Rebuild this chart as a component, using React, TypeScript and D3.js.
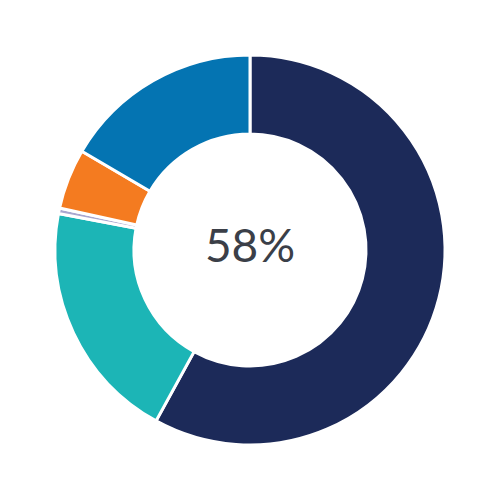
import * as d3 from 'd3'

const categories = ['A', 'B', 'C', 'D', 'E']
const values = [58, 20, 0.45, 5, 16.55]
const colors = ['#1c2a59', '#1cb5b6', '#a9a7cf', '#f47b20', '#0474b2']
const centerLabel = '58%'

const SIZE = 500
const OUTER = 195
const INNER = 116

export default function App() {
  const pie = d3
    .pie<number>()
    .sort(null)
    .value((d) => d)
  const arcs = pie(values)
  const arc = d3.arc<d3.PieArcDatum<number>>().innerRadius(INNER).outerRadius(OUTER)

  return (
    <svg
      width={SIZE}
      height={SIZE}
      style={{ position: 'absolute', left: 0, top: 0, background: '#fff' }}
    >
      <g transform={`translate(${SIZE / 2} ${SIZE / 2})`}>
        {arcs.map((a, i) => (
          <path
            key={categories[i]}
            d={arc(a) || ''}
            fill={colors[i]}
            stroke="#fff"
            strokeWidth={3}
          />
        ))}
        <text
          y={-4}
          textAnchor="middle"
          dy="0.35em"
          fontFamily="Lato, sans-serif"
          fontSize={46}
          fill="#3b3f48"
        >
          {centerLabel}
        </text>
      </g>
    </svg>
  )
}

* CHALLENGE *
Copy all the data exactly as written, but skip any picture.

* FINISHED TASK *
Rebuild this chart as a component, using React, TypeScript and D3.js.
import * as d3 from 'd3'

const categories = ['A', 'B', 'C', 'D', 'E']
const values = [58, 20, 0.45, 5, 16.55]
const colors = ['#1c2a59', '#1cb5b6', '#a9a7cf', '#f47b20', '#0474b2']
const centerLabel = '58%'

const SIZE = 500
const OUTER = 195
const INNER = 116

export default function App() {
  const pie = d3
    .pie<number>()
    .sort(null)
    .value((d) => d)
  const arcs = pie(values)
  const arc = d3.arc<d3.PieArcDatum<number>>().innerRadius(INNER).outerRadius(OUTER)

  return (
    <svg
      width={SIZE}
      height={SIZE}
      style={{ position: 'absolute', left: 0, top: 0, background: '#fff' }}
    >
      <g transform={`translate(${SIZE / 2} ${SIZE / 2})`}>
        {arcs.map((a, i) => (
          <path
            key={categories[i]}
            d={arc(a) || ''}
            fill={colors[i]}
            stroke="#fff"
            strokeWidth={3}
          />
        ))}
        <text
          y={-4}
          textAnchor="middle"
          dy="0.35em"
          fontFamily="Lato, sans-serif"
          fontSize={46}
          fill="#3b3f48"
        >
          {centerLabel}
        </text>
      </g>
    </svg>
  )
}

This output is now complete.